Hey friend! This looks a little tricky because there are three parts, but it's like solving a puzzle in steps!

1. **Get 'x' by itself in the middle:**
We want to get `x` all alone. Right now, `3x - 8` is in the middle. The first thing we need to do is get rid of that `-8`. How do we get rid of subtracting 8? We add 8! But remember, whatever we do to one part, we have to do to ALL parts of the inequality!

So, let's add 8 to the left side, the middle part, and the right side:
$7 + 8 \leq 3x - 8 + 8 < 19 + 8$
This makes it:
$15 \leq 3x < 27$

2. **Finish getting 'x' by itself:**
Now we have `3x` in the middle.
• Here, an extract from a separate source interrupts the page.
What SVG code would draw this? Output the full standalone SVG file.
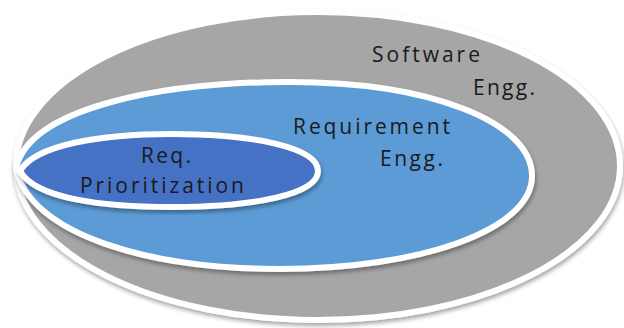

To get `x` all alone, we need to get rid of that `3` that's multiplying `x`. We do that by dividing by 3! And just like before, we divide *all* parts by 3:

$15 / 3 \leq 3x / 3 < 27 / 3$
This gives us our answer for `x`:
$5 \leq x < 9$

3. **Draw the graph:**
Now we need to show this on a number line.
* The `$\leq$` sign next to the 5 means `x` can be 5 *or greater*. When it can be equal to the number, we draw a **filled-in circle** (or a bracket `[`) at that number. So, a filled-in circle at 5.
* The `<` sign next to the 9 means `x` must be *less than* 9, but not actually 9. When it can't be equal to the number, we draw an **empty circle** (or a parenthesis `)`) at that number. So, an empty circle at 9.
* Finally, since `x` is *between* 5 and 9 (including 5), we draw a line connecting the filled-in circle at 5 to the empty circle at 9.